I really experience the general sound of the city like a form of pollution. I guess lots of people aren't that aware of how this pollution is tiring them on the long term. I am strongly dreaming of a harmonious society that would sound beautiful!! This would help my life for sure. It should be much more of a collective concern!!

When I am staying in nature, I don't use my headphones that much, cause my senses aren't aggravated and I love the sounding of nature.

Tinnitus and developing hyperacusis are very real risks for anyone working with sound. Do you take precautions in this regard and if you're suffering from these or similar issues – how do you cope with them?

I always protect my hears when I play live, rehearse or record. Each time I am exposed to a high volume of sound. I am lucky not to suffer from those.

We can surround us with sound every second of the day. The great pianist Glenn Gould even considered this the ultimate delight. How do you see that yourself and what importance does silence hold?

Both silence and sound are essential to my life. I need to get silence at some point. I love the living silence of nature, of my peaceful neighborhood, these are sheltering listening.

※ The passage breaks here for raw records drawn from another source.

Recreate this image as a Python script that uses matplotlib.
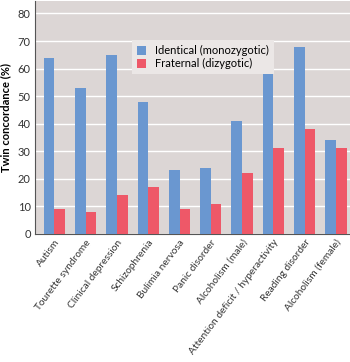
import numpy as np
import matplotlib
matplotlib.use("Agg")
import matplotlib.pyplot as plt

plt.rcParams['font.family'] = ['Lato', 'DejaVu Sans']

# ===== DATA =====
disorders = ["Autism", "Tourette syndrome", "Clinical depression", "Schizophrenia",
             "Bulimia nervosa", "Panic disorder", "Alcoholism (male)",
             "Attention deficit / hyperactivity", "Reading disorder",
             "Alcoholism (female)"]
identical = [64, 53, 65, 48, 23, 24, 41, 58, 68, 34]
fraternal = [9, 8, 14, 17, 9, 11, 22, 31, 38, 31]
yticks = [0, 10, 20, 30, 40, 50, 60, 70, 80]

blue = "#6a97d0"
red = "#ee5868"
bg = "#dcd6d5"

fig = plt.figure(figsize=(3.5, 3.62), dpi=100)
ax = fig.add_axes([0.1, 0.354, 0.9, 0.643])
ax.set_facecolor(bg)

x = np.arange(len(disorders))
w = 0.34
ax.bar(x - w / 2, identical, w, color=blue, label="Identical (monozygotic)", zorder=3)
ax.bar(x + w / 2, fraternal, w, color=red, label="Fraternal (dizygotic)", zorder=3)

ax.set_xlim(-0.62, 9.45)
ax.set_ylim(0, 84.5)
ax.set_yticks(yticks)
ax.yaxis.grid(True, color="white", linewidth=1.0, zorder=0)
ax.tick_params(axis='y', length=0, labelsize=8, colors="#333333", pad=3)
ax.tick_params(axis='x', length=0, labelsize=7.3, colors="#333333", pad=3)
ax.set_xticks(x)
ax.set_xticklabels(disorders, rotation=53, ha='right', rotation_mode='anchor')

for s in ['top', 'right']:
    ax.spines[s].set_visible(False)
ax.spines['left'].set_color("#555555")
ax.spines['bottom'].set_color("#555555")
ax.spines['left'].set_linewidth(0.8)
ax.spines['bottom'].set_linewidth(0.8)

ax.set_ylabel("Twin concordance (%)", fontsize=8, fontweight='bold', labelpad=5)

leg = ax.legend(loc='upper left', bbox_to_anchor=(0.29, 0.855), fontsize=8,
                frameon=True, fancybox=False, handlelength=0.8, handleheight=0.8,
                handletextpad=0.8, borderpad=0.45, labelspacing=0.15)
leg.get_frame().set_facecolor("#ebe7e6")
leg.get_frame().set_edgecolor("none")
leg.get_frame().set_alpha(1)

fig.savefig("out.png", dpi=100)
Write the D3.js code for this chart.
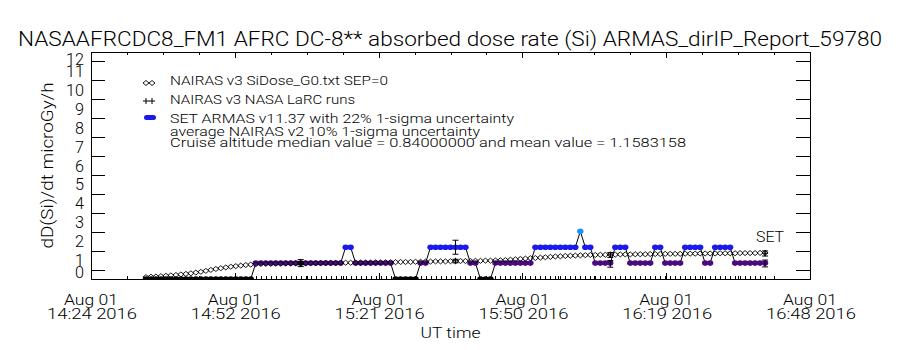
<!DOCTYPE html>
<html>
<head>
<meta charset="utf-8">
<script src="https://cdn.jsdelivr.net/npm/d3@7"></script>
<style>
body { margin: 0; background: #fff; }
text { font-family: "Roboto", "Open Sans", "Liberation Sans", sans-serif; font-weight: 300; fill: #000; }
</style>
</head>
<body>
<div id="chart-area"></div>
<script>

// ---- data ----
var titleText = "NASAAFRCDC8_FM1 AFRC DC-8** absorbed dose rate (Si) ARMAS_dirIP_Report_59780";
var yLabelText = "dD(Si)/dt microGy/h";
var xLabelText = "UT time";
var startTime = new Date(Date.UTC(2016, 7, 1, 14, 24));
var endTime = new Date(Date.UTC(2016, 7, 1, 16, 48));
var yTickValues = [0, 1, 2, 3, 4, 5, 6, 7, 8, 9, 10, 11, 12];

// ARMAS dose rate, one record per minute starting 14:35 UT
var armasStartMin = 11;
var armasDose = [
    0, 0, 0, 0, 0, 0, 0, 0, 0, 0, 0, 0, 0, 0, 0, 0, 0, 0, 0, 0, 0, 0,
    0.84, 0.84, 0.84, 0.84, 0.84, 0.84, 0.84, 0.84, 0.84, 0.84, 0.84, 0.84, 0.84, 0.84, 0.84, 0.84, 0.84, 0.84,
    1.68, 1.68,
    0.84, 0.84, 0.84, 0.84, 0.84, 0.84, 0.84, 0.84,
    0, 0, 0, 0, 0,
    0.84, 0.84,
    1.68, 1.68, 1.68, 1.68, 1.68, 1.68, 1.68, 1.68,
    0.84, 0.84,
    0, 0, 0,
    0.84, 0.84, 0.84, 0.84, 0.84, 0.84, 0.84, 0.84,
    1.68, 1.68, 1.68, 1.68, 1.68, 1.68, 1.68, 1.68, 1.68,
    2.52,
    1.68, 1.68,
    0.84, 0.84, 0.84, 0.84,
    1.68, 1.68, 1.68,
    0.84, 0.84, 0.84, 0.84, 0.84,
    1.68, 1.68,
    0.84, 0.84, 0.84, 0.84,
    1.68, 1.68, 1.68, 1.68,
    0.84, 0.84,
    1.68, 1.68, 1.68, 1.68,
    0.84, 0.84, 0.84, 0.84, 0.84, 0.84, 0.84
];

// NAIRAS v3 SiDose_G0, one value per minute starting 14:35 UT
var nairasStartMin = 11;
var nairasDose = [
    0.10, 0.12, 0.13, 0.15, 0.17, 0.19, 0.21, 0.24, 0.27, 0.30, 0.34, 0.38, 0.43, 0.48, 0.53, 0.57, 0.61, 0.65, 0.68, 0.71, 0.74, 0.76,
    0.78, 0.79, 0.80, 0.80, 0.81, 0.81, 0.82, 0.82, 0.83, 0.83, 0.83, 0.84, 0.84, 0.84, 0.85, 0.85, 0.85, 0.85,
    0.86, 0.86, 0.86, 0.87, 0.87, 0.87, 0.88, 0.88, 0.88, 0.89,
    0.89, 0.90, 0.90, 0.90, 0.91, 0.91, 0.92, 0.92, 0.93, 0.93, 0.93, 0.94, 0.94, 0.95, 0.95, 0.95, 0.96, 0.96, 0.97, 0.97,
    0.98, 0.99, 1.00, 1.02, 1.04, 1.06, 1.08, 1.10, 1.11, 1.13, 1.15, 1.17, 1.19, 1.20, 1.22, 1.23, 1.24, 1.25, 1.26, 1.27,
    1.27, 1.28, 1.28, 1.29, 1.29, 1.30, 1.30, 1.30, 1.31, 1.31, 1.31, 1.32, 1.32, 1.32, 1.33, 1.33, 1.33, 1.33, 1.34, 1.34,
    1.34, 1.35, 1.35, 1.35, 1.35, 1.36, 1.36, 1.36, 1.36, 1.37, 1.37, 1.37, 1.37, 1.38, 1.38
];

// segment averages (minutes after 14:24 UT)
var avgMin = [42, 73, 104, 135];
var armasAvg = [0.84, 1.68, 0.80, 0.82];
var armasErrFrac = 0.22;
var nairasV2Avg = [0.84, 0.95, 1.27, 1.35];
var nairasV2ErrFrac = 0.10;
var larcDose = [0.84, 0.96, 1.28, 1.36];

var legendLabels = [
    "NAIRAS v3 SiDose_G0.txt SEP=0",
    "NAIRAS v3 NASA LaRC runs",
    "SET ARMAS v11.37 with 22% 1-sigma uncertainty",
    "average NAIRAS v2 10% 1-sigma uncertainty",
    "Cruise altitude median value = 0.84000000 and mean value = 1.1583158"
];

// ---- layout ----
var margin = { left: 91, right: 90, top: 52, bottom: 71 };
var width = 900 - margin.left - margin.right,
    height = 350 - margin.top - margin.bottom;

var svg = d3.select("#chart-area")
    .append("svg")
        .attr("width", 900)
        .attr("height", 350);

var g = svg.append("g")
    .attr("transform", "translate(" + margin.left + ", " + margin.top + ")");

svg.append("defs").append("clipPath")
    .attr("id", "plot-clip")
    .append("rect")
        .attr("x", 0).attr("y", 0)
        .attr("width", width).attr("height", height);

// X Scale
var x = d3.scaleUtc()
    .domain([startTime, endTime])
    .range([0, width]);

// Y Scale
var y = d3.scaleLinear()
    .domain([0, 12])
    .range([height, 0]);

var minuteTime = function(m){ return new Date(startTime.getTime() + m * 60000); };

var majorTicks = d3.range(0, 6).map(function(i){ return minuteTime(i * 28.8); });
var minorTicks = d3.range(0, 21).map(function(i){ return minuteTime(i * 7.2); });
var yHalfTicks = yTickValues.slice(0, -1).map(function(v){ return v + 0.5; });

// axes: inward ticks, IDL style
function tickAxis(axis, vals, size) {
    return axis.tickValues(vals).tickSize(size).tickSizeOuter(0).tickFormat("");
}
var axes = [
    [d3.axisBottom(x), minorTicks, -3, "translate(0," + height + ")"],
    [d3.axisBottom(x), majorTicks, -6, "translate(0," + height + ")"],
    [d3.axisTop(x), minorTicks, -3, null],
    [d3.axisTop(x), majorTicks, -6, null],
    [d3.axisLeft(y), yHalfTicks, -14, null],
    [d3.axisRight(y), yHalfTicks, -14, "translate(" + width + ",0)"]
];
axes.forEach(function(a){
    var ag = g.append("g").attr("class", "axis");
    if (a[3]) ag.attr("transform", a[3]);
    ag.call(tickAxis(a[0], a[1], a[2]));
    ag.select(".domain").remove();
    ag.selectAll("line").attr("stroke", "#000").attr("shape-rendering", "crispEdges");
});

g.append("rect")
    .attr("x", 0).attr("y", 0)
    .attr("width", width).attr("height", height)
    .attr("fill", "none")
    .attr("stroke", "#000")
    .attr("shape-rendering", "crispEdges");

// Y tick labels
g.selectAll(".ylab")
    .data(yTickValues)
    .enter().append("text")
        .attr("class", "ylab")
        .attr("x", -7)
        .attr("y", function(d){
            if (d === 0) return y(d) - 1;
            if (d === 12) return y(d) + 13;
            return y(d) + 6;
        })
        .attr("text-anchor", "end")
        .attr("font-size", "17px")
        .attr("textLength", function(d){ return d < 10 ? 9 : 18; })
        .attr("lengthAdjust", "spacingAndGlyphs")
        .text(function(d){ return d; });

// X tick labels (two lines)
var fmtDay = d3.utcFormat("%b %d"),
    fmtTime = d3.utcFormat("%H:%M %Y");
var xl = g.selectAll(".xlab")
    .data(majorTicks)
    .enter().append("text")
        .attr("class", "xlab")
        .attr("text-anchor", "middle")
        .attr("font-size", "15px");
xl.append("tspan")
    .attr("x", function(d){ return x(d); })
    .attr("y", height + 26)
    .attr("textLength", 54)
    .attr("lengthAdjust", "spacingAndGlyphs")
    .text(function(d){ return fmtDay(d); });
xl.append("tspan")
    .attr("x", function(d){ return x(d) + 1; })
    .attr("y", height + 40)
    .attr("textLength", 90)
    .attr("lengthAdjust", "spacingAndGlyphs")
    .text(function(d){ return fmtTime(d); });

// Labels
svg.append("text")
    .attr("x", 450)
    .attr("y", 46)
    .attr("text-anchor", "middle")
    .attr("font-size", "20px")
    .attr("textLength", 864)
    .attr("lengthAdjust", "spacingAndGlyphs")
    .text(titleText);

svg.append("text")
    .attr("x", margin.left + width / 2)
    .attr("y", 338)
    .attr("text-anchor", "middle")
    .attr("font-size", "15px")
    .attr("textLength", 60)
    .attr("lengthAdjust", "spacingAndGlyphs")
    .text(xLabelText);

svg.append("text")
    .attr("transform", "translate(53," + (margin.top + height / 2) + ") rotate(-90)")
    .attr("text-anchor", "middle")
    .attr("font-size", "17px")
    .attr("textLength", 166)
    .attr("lengthAdjust", "spacingAndGlyphs")
    .text(yLabelText);

// ---- data layers ----
var plot = g.append("g").attr("clip-path", "url(#plot-clip)");

var armas = armasDose.map(function(v, i){ return { t: minuteTime(armasStartMin + i), v: v }; });
var nairas = nairasDose.map(function(v, i){ return { t: minuteTime(nairasStartMin + i), v: v }; });

var armasColor = d3.scaleThreshold()
    .domain([0.4, 1.2, 2.1])
    .range(["#000000", "#4b0a80", "#1a1aee", "#1e90ff"]);

// cruise record marks along the x axis
plot.selectAll(".cruise")
    .data(armas.filter(function(d){ return d.v > 0; }))
    .enter().append("line")
        .attr("x1", function(d){ return Math.round(x(d.t)) + 0.5; })
        .attr("x2", function(d){ return Math.round(x(d.t)) + 0.5; })
        .attr("y1", y(0))
        .attr("y2", y(0) - 3)
        .attr("stroke", "#000");

// ARMAS connecting line
plot.append("path")
    .datum(armas)
    .attr("fill", "none")
    .attr("stroke", "#000")
    .attr("stroke-width", 1)
    .attr("d", d3.line().x(function(d){ return x(d.t); }).y(function(d){ return y(d.v); }));

// ARMAS points
plot.selectAll(".armas")
    .data(armas)
    .enter().append("ellipse")
        .attr("cx", function(d){ return x(d.t); })
        .attr("cy", function(d){ return y(d.v); })
        .attr("rx", 3.2)
        .attr("ry", 2.8)
        .attr("fill", function(d){ return armasColor(d.v); });

// NAIRAS v3 diamonds
var diamond = "M-3,0L0,-2.5L3,0L0,2.5Z";
plot.selectAll(".nairas")
    .data(nairas)
    .enter().append("path")
        .attr("transform", function(d){ return "translate(" + x(d.t) + "," + y(d.v) + ")"; })
        .attr("d", diamond)
        .attr("fill", "none")
        .attr("stroke", "#000")
        .attr("stroke-width", 0.9);

// error bars
function errorBars(vals, frac) {
    var eg = plot.append("g");
    vals.forEach(function(v, i){
        var cx = x(minuteTime(avgMin[i])), lo = y(v * (1 - frac)), hi = y(v * (1 + frac));
        eg.append("line").attr("x1", cx).attr("x2", cx).attr("y1", lo).attr("y2", hi).attr("stroke", "#000");
        eg.append("line").attr("x1", cx - 3).attr("x2", cx + 3).attr("y1", lo).attr("y2", lo).attr("stroke", "#000");
        eg.append("line").attr("x1", cx - 3).attr("x2", cx + 3).attr("y1", hi).attr("y2", hi).attr("stroke", "#000");
    });
}
errorBars(armasAvg, armasErrFrac);
errorBars(nairasV2Avg, nairasV2ErrFrac);

// LaRC plus marks
var plus = "M-3,0H3M0,-3V3";
plot.selectAll(".larc")
    .data(larcDose)
    .enter().append("path")
        .attr("transform", function(d, i){ return "translate(" + x(minuteTime(avgMin[i])) + "," + y(d) + ")"; })
        .attr("d", plus)
        .attr("stroke", "#000");

// SET tag
g.append("text")
    .attr("x", x(minuteTime(135)) + 5)
    .attr("y", y(1.68) - 5)
    .attr("text-anchor", "middle")
    .attr("font-size", "14px")
    .attr("textLength", 28)
    .attr("lengthAdjust", "spacingAndGlyphs")
    .text("SET");

// ---- legend ----
var legendY = [80, 99, 118, 131, 142];
var legendW = [218, 185, 344, 310, 516];
var legend = svg.append("g");
legendLabels.forEach(function(s, i){
    legend.append("text")
        .attr("x", 170)
        .attr("y", legendY[i] + 5)
        .attr("font-size", "13px")
        .attr("textLength", legendW[i])
        .attr("lengthAdjust", "spacingAndGlyphs")
        .text(s);
});
[146, 152].forEach(function(lx){
    legend.append("path").attr("transform", "translate(" + lx + "," + (legendY[0] + 3) + ")")
        .attr("d", diamond).attr("fill", "none").attr("stroke", "#000").attr("stroke-width", 0.9);
    legend.append("path").attr("transform", "translate(" + lx + "," + (legendY[1] + 2) + ")")
        .attr("d", plus).attr("stroke", "#000");
});
legend.append("rect")
    .attr("x", 144).attr("y", legendY[2] - 3)
    .attr("width", 12).attr("height", 5)
    .attr("rx", 2.5)
    .attr("fill", "#1a1aee");

</script>
</body>
</html>
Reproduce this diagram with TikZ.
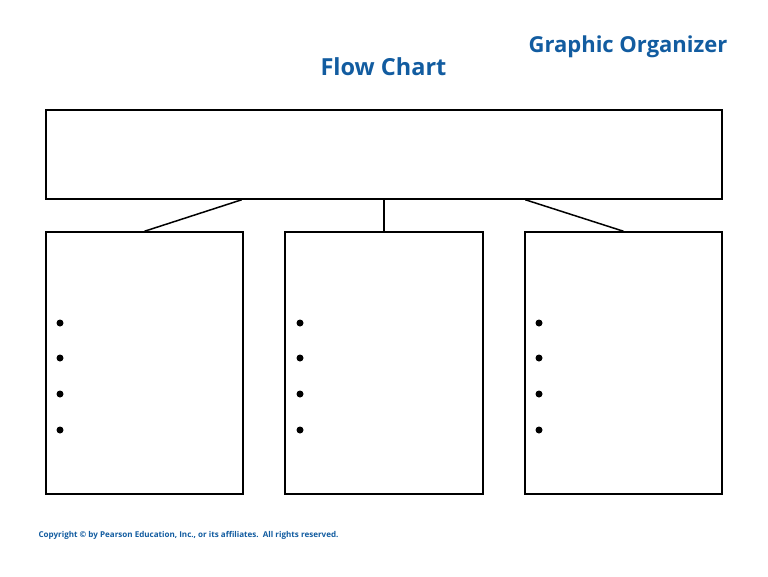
\documentclass[tikz,border=0pt]{standalone}
\usepackage{fontspec}
\setmainfont{Open Sans}
\usepackage{xcolor}
\usetikzlibrary{positioning,calc}
\definecolor{pearsonblue}{RGB}{18,92,160}
\tikzset{
  box/.style={draw, line width=1.5pt, minimum width=#1, inner sep=0pt},
  link/.style={line width=1.5pt},
  bullet/.style={circle, fill=black, inner sep=0pt, minimum size=7pt}
}

\begin{document}
\begin{tikzpicture}[x=1pt, y=-1pt]
    \useasboundingbox (0,0) rectangle (768,576);

    % Titles
    \node[font=\fontsize{23.5}{26}\selectfont\bfseries, text=pearsonblue] (title) at (383.5,67) {Flow Chart};
    \node[font=\fontsize{22}{26}\selectfont\bfseries, text=pearsonblue] (org) at (628,47) {Graphic Organizer};

    % Top box
    \node[box=676pt, minimum height=89pt] (top) at (384,154.5) {};

    % Lower boxes
    \node[box=197pt, minimum height=262pt] (left) at (144.5,363) {};
    \node[box=198pt, minimum height=262pt] (mid) at (384,363) {};
    \node[box=197pt, minimum height=262pt] (right) at (623.5,363) {};

    % Link points on the top box
    \coordinate (topl) at ($(top.south west)!0.29!(top.south east)$);
    \coordinate (topr) at ($(top.south west)!0.7086!(top.south east)$);

    % Links
    \draw[link] (topl) -- (left.north);
    \draw[link] (top.south) -- (mid.north);
    \draw[link] (topr) -- (right.north);

    % Bullets
    \foreach \bx/\col in {60/l, 300/m, 539/r} {
        \foreach \by [count=\i] in {323, 358, 394, 430} {
            \node[bullet] (b\col\i) at (\bx,\by) {};
        }
    }

    % Footer
    \node[anchor=west, font=\fontsize{8.05}{10}\selectfont\bfseries, text=pearsonblue] (copy) at (35,535) {Copyright © by Pearson Education, Inc., or its affiliates.\ \ All rights reserved.};
\end{tikzpicture}
\end{document}
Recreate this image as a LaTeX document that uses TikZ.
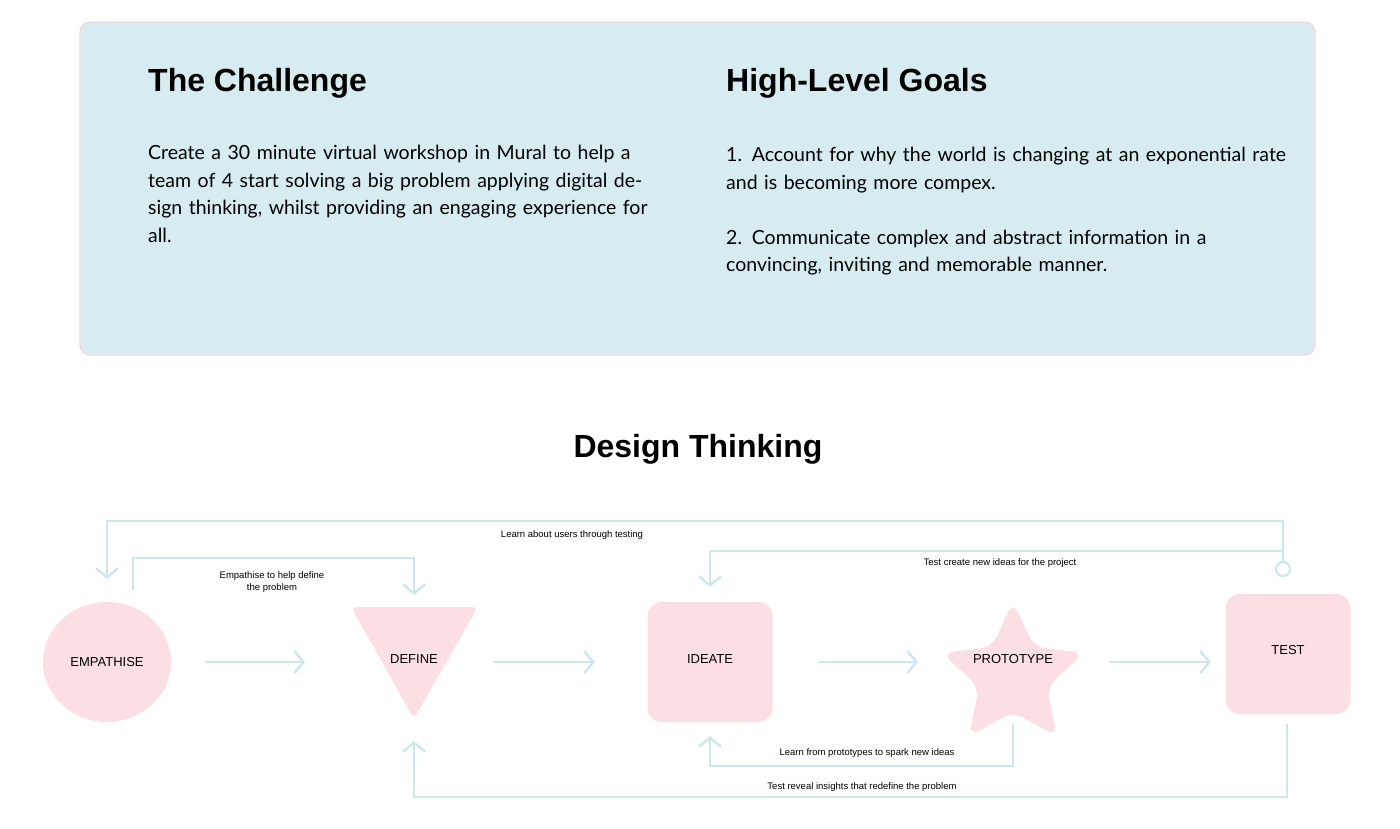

This sort of silence is evoked and reflected in the second and third movements of the song | NOISE that will be release in October 10. A silence full of life. https://torpedo-cyclope.bandcamp.com/album/what-the-fucked-do-we-all-do-now-lights-2

But silence can also be deadly. They are so different, in an inexplicable way. You have to feel it. Two songs of our last record, "SOME WOLVES" and "sugar love" are talking about this sort of silence:



Seth S. Horowitz called hearing the “universal sense” and emphasised that it was more precise and faster than any of our other senses, including vision. How would our world be different if we paid less attention to looks and listened more instead?


I imagine, that everyone will figure out that the sound produced by our society has to be harmonized!! And it will surely be much more comfortable for me:)

I would love this! Can we do that right now??